Dereferencing an invalid pointer leads to undefined results per spec. It's not guaranteed to fail.
Usually (CPU/OS/compiler/... dependent), the compiler doesn't really care about it at all. It just gives what's currently at that memory address. For example, in x86 architecture, you just see an error only when the address is in a memory page that's not mapped to your process (or your process doesn't have permission to access that), thus an exception will be thrown by the CPU (protection fault) which the OS would handle appropriately (and probably, making your process fail). A trick is sometimes used to make accessing the address 0 always cause an access violation: The OS sets the read/write bits of the first page of the address space in the page table to 0 so that any access to that page will always generate an exception.
This behaviour is undefined, and so what will happen is implementation and system dependent.

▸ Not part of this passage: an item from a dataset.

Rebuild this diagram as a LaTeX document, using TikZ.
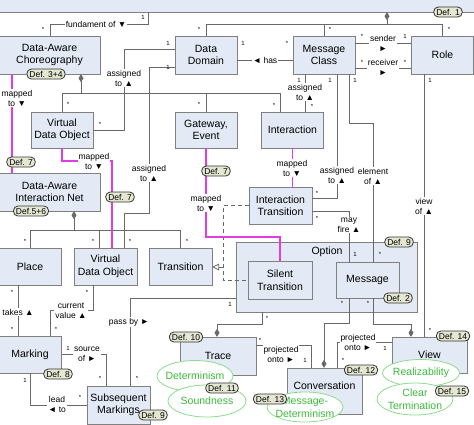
\documentclass[tikz,border=0pt]{standalone}
\usepackage{fontspec}
\setmainfont{Liberation Sans}
\usetikzlibrary{arrows.meta,shapes.geometric}
\definecolor{boxfill}{RGB}{227,234,245}
\definecolor{boxline}{RGB}{128,128,128}
\definecolor{linegray}{RGB}{105,105,105}
\definecolor{mapcol}{RGB}{225,60,225}
\definecolor{deffill}{RGB}{228,231,210}
\definecolor{propline}{RGB}{140,220,140}
\definecolor{proptext}{RGB}{60,185,60}
\newcommand\boxfont{\fontsize{10.5}{12.5}\selectfont}
\newcommand\lblfont{\fontsize{8.5}{10}\selectfont}

\begin{document}
\begin{tikzpicture}[x=1pt, y=-1pt,
        box/.style={draw=boxline, fill=boxfill, align=center, minimum width=62pt, minimum height=37pt, inner sep=1pt, font=\boxfont},
        conn/.style={draw=linegray, line width=0.8pt},
        comp/.style={conn, arrows={Diamond[length=8pt, width=5pt]-}},
        mapline/.style={draw=mapcol, line width=1.3pt},
        dashline/.style={conn, dashed, dash pattern=on 4pt off 3pt},
        lbl/.style={fill=white, align=center, inner sep=1pt, font=\lblfont},
        mult/.style={inner sep=0pt, font=\fontsize{6}{6}\selectfont},
        defbadge/.style={draw=black!80, fill=deffill, rounded corners=4.5pt, inner xsep=2.5pt, inner ysep=1pt, minimum height=10pt, line width=0.8pt, font=\fontsize{8.5}{9}\selectfont},
        prop/.style={ellipse, draw=propline, fill=white, text=proptext, align=center, inner sep=-4pt, line width=0.8pt, font=\fontsize{10.5}{13}\selectfont}]

        \useasboundingbox (0,0) rectangle (474,424);

        \node[name=topbar, box, minimum width=480pt, minimum height=16pt] at (237,4) {};
        \node[name=choreo, box, minimum width=101pt, minimum height=38pt] at (49.5,55) {Data-Aware\\Choreography};
        \node[name=domain, box, minimum height=38pt] at (206,55) {Data\\Domain};
        \node[name=msgclass, box, minimum height=38pt] at (324,55) {Message\\Class};
        \node[name=role, box, minimum height=38pt] at (442.5,55) {Role};
        \node[name=vdo1, box, minimum height=36pt] at (62,130) {Virtual\\Data Object};
        \node[name=gateway, box, minimum height=36pt] at (206,130) {Gateway,\\Event};
        \node[name=interaction, box, minimum height=36pt] at (292.5,130) {Interaction};
        \node[name=itrans, box, minimum width=63pt] at (280.5,205.5) {Interaction\\Transition};
        \node[name=net, box, minimum width=101pt, minimum height=38pt] at (49.5,192) {Data-Aware\\Interaction Net};
        \node[name=place, box, minimum width=63pt] at (30,266.5) {Place};
        \node[name=vdo2, box, minimum width=63pt] at (105.5,266.5) {Virtual\\Data Object};
        \node[name=transition, box, minimum width=63pt] at (180.5,266.5) {Transition};
        \node[name=option, box, minimum width=181pt, minimum height=70pt] at (326.5,277) {};
        \node[name=optiontitle, font=\boxfont] at (327,252) {Option};
        \node[name=silent, box, minimum width=64pt, minimum height=38pt] at (280,280) {Silent\\Transition};
        \node[name=message, box, minimum width=63pt, minimum height=36pt] at (367.5,280) {Message};
        \node[name=marking, box, minimum width=63pt] at (30,354.5) {Marking};
        \node[name=subseq, box, minimum width=63pt, minimum height=38pt] at (118.5,405) {Subsequent\\Markings};
        \node[name=trace, box, minimum width=76pt, minimum height=38pt] at (218,356) {Trace};
        \node[name=conversation, box, minimum width=75pt, minimum height=46pt] at (324.5,391) {};
        \node[name=convtitle, font=\boxfont] at (324.5,386) {Conversation};
        \node[name=view, box, minimum width=75pt, minimum height=36pt] at (429.5,355) {View};

        \draw[conn] (choreo.north -| 50,0) |- (148,24) -- (topbar.south -| 148,0);
        \draw[comp] (topbar.south -| 387,0) -- (387,24) -| (role.north);
        \draw[conn] (387,24) -| (domain.north);
        \draw[conn] (msgclass.north |- 0,24) -- (msgclass.north);
        \draw[conn] (domain.east |- 0,60) -- (msgclass.west |- 0,60);
        \draw[conn] (msgclass.east |- 0,43) -- (role.west |- 0,43);
        \draw[conn] (msgclass.east |- 0,68) -- (role.west |- 0,68);
        \draw[conn] (domain.west |- 0,49) -| (124,130) -- (vdo1.east |- 0,130);
        \draw[conn] (domain.west |- 0,67) -| (149,213) -| (vdo2.north -| 124,0);
        \draw[comp] (choreo.south -| 81,0) -- (81,93);
        \draw[conn] (vdo1.north) |- (280,93) -- (interaction.north -| 280,0);
        \draw[conn] (gateway.north |- 0,93) -- (gateway.north);
        \draw[conn] (msgclass.south -| 305,0) -- (interaction.north -| 305,0);
        \draw[conn] (msgclass.south -| 337,0) |- (itrans.east |- 0,198);
        \draw[conn] (msgclass.south -| 349,0) |- (373,123) -- (message.north -| 373,0);
        \draw[conn] (itrans.east |- 0,211) -| (message.north -| 349,0);
        \draw[conn] (role.south -| 424,0) -- (view.north -| 424,0);
        \draw[comp] (net.south -| 74,0) -- (74,230);
        \draw[conn] (place.north) |- (transition.north |- 0,230) -- (transition.north);
        \draw[conn] (vdo2.north -| 99,0) -- (99,230);
        \draw[conn] (place.south -| 18,0) -- (marking.north -| 18,0);
        \draw[conn] (vdo2.south -| 93,0) |- (50,310) -- (marking.north -| 50,0);
        \draw[conn] (marking.east |- 0,354) -| (subseq.north -| 106,0);
        \draw[conn] (marking.south) |- (subseq.west |- 0,405);
        \draw[conn] (option.west |- 0,298) -| (subseq.north -| 130,0);
        \draw[comp] (trace.north -| 217,0) |- (262,324) -- (option.south -| 262,0);
        \draw[comp] (conversation.north -| 324,0) |- (349,323) -- (message.south -| 349,0);
        \draw[comp] (view.north -| 411,0) |- (373,324) -- (message.south -| 373,0);
        \draw[conn] (trace.east |- 0,345) -| (conversation.north -| 311,0);
        \draw[conn] (conversation.north -| 337,0) |- (view.west |- 0,342);
        \draw[dashline] (itrans.west) -| (223,280) -- (silent.west);
        \draw[conn, -{Triangle[open, length=7pt, width=7pt]}] (223,267) -- (transition.east |- 0,267);

        \draw[mapline] (choreo.south -| 12,0) -- (net.north -| 12,0);
        \draw[mapline] (vdo1.south) |- (112,161) -- (vdo2.north -| 112,0);
        \draw[mapline] (gateway.south) |- (280,237) -- (silent.north);
        \draw[mapline] (interaction.south) -- (itrans.north -| interaction.south);

        \node[lbl, name=lfund] at (96,24) {fundament of ▼};
        \node[lbl, name=lhas] at (265,60) {◄ has};
        \node[lbl, name=lsender] at (383,43) {sender\\►};
        \node[lbl, name=lreceiver] at (383,67) {receiver\\►};
        \node[lbl, name=lassign1] at (124,78) {assigned\\to ▲};
        \node[lbl, name=lassign2] at (149,173) {assigned\\to ▲};
        \node[lbl, name=lassign3] at (305,92) {assigned\\to ▲};
        \node[lbl, name=lassign4] at (337,175) {assigned\\to ▲};
        \node[lbl, name=lelement] at (373,176) {element\\of ▲};
        \node[lbl, name=lmayfire] at (349,225) {may\\fire ▲};
        \node[lbl, name=lviewof] at (424,206) {view\\of ▲};
        \node[lbl, name=lmap1] at (17,98) {mapped\\to ▼};
        \node[lbl, name=lmap2] at (94,161) {mapped\\to ▼};
        \node[lbl, name=lmap3] at (206,203) {mapped\\to ▼};
        \node[lbl, name=lmap4] at (292,168) {mapped\\to ▼};
        \node[lbl, name=ltakes] at (18,312) {takes ▲};
        \node[lbl, name=lcurrent] at (71,311) {current\\value ▲};
        \node[lbl, name=lsource] at (87,354) {source\\of ►};
        \node[lbl, name=llead] at (57,404) {lead\\◄ to};
        \node[lbl, name=lpass] at (129,322) {pass by ►};
        \node[lbl, name=lproj1] at (281,354) {projected\\onto ►};
        \node[lbl, name=lproj2] at (358,342) {projected\\onto ►};

        \node[name=determinism, prop, minimum width=76pt, minimum height=31pt] at (195,376) {Determinism};
        \node[name=soundness, prop, minimum width=78pt, minimum height=32pt] at (207,401) {Soundness};
        \node[name=msgdet, prop, minimum width=76pt, minimum height=30pt] at (305,407) {Message-\\Determinism};
        \node[name=realizability, prop, minimum width=77pt, minimum height=27pt] at (421,373) {Realizability};
        \node[name=clearterm, prop, minimum width=76pt, minimum height=32pt] at (415,399) {Clear\\Termination};

        \foreach \x/\y/\t [count=\i] in {448/12/Def. 1, 46/74/Def. 3+4, 21/162/Def. 7, 31/211/Def.5+6,
                120/197/Def. 7, 216/171/Def. 7, 399/242/Def. 9, 398/298/Def. 2, 186/337/Def. 10,
                222/388/Def. 11, 58/374/Def. 8, 153/415/Def. 9, 361/370/Def. 12, 270/399/Def. 13,
                453/336/Def. 14, 452/391/Def. 15}
            {
                \node[defbadge, name=def\i] at (\x,\y) {\t};
            }

        \foreach \x/\y/\m [count=\i] in {43/29/*, 143/17/1, 199/29/*, 330/29/*, 449/29/*, 243/43/1, 287/43/*,
                362/36/*, 405/36/1, 362/62/*, 405/62/*, 168/43/1, 100/124/*, 168/67/1, 130/241/*,
                68/104/*, 199/104/*, 274/105/*, 299/80/1, 312/106/*, 330/80/1, 317/193/*, 355/80/1,
                380/254/*, 317/218/*, 355/254/1, 430/80/1, 430/330/*, 25/241/*, 93/241/*, 187/241/*,
                12/292/*, 12/329/*, 87/292/*, 56/329/*, 68/348/1, 100/378/*, 25/380/1, 80/397/*,
                230/304/1, 137/378/*, 267/318/*, 342/303/*, 368/303/*, 260/340/*, 305/360/1,
                343/360/*, 385/348/1}
            {
                \node[mult, name=mult\i] at (\x,\y) {\m};
            }
    \end{tikzpicture}
\end{document}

Dereferencing the ip pointer will return what happens to be at that memory location at that time.
It's returning 0 because that's what the four bytes at ip happen to encode to when cast as an integer.
dereferencing a pointer after it's been deleted is unpredictable. It might be zero, it might be something else if that memory has been reallocated elsewhere.
You're just lucky that it's 0 when you run your program.
Further to Mehrdads answer, In gcc with glibc, the data structures representing the memory heap are stored in the block of memory returned, to save memory (i.e. its an intrusive list). So, when a block of memory is freed, it is added to the free list. My guess is that the 0 being written following the free indicates that this is the last element of the the free block list (the first pointer sized word of deallocated memory will contain the lists next pointer).
If you were to allocate and free more memory before dereferencing this block again, the value would change when a new item is added to the end of the free list. This is one way that library implementation decisions affect what happens during 'undefined' behaviour. In this case, the glibc developers have taken advantage of the fact that this behaviour is undefined to make their memory allocator more space efficient.
If you run your program under valgrind, it will catch these errors for you. In any case, always stay away from undefined behaviour, since it is very likely to be different on various platforms and even different builds on the same platform (e.g. debug vs release).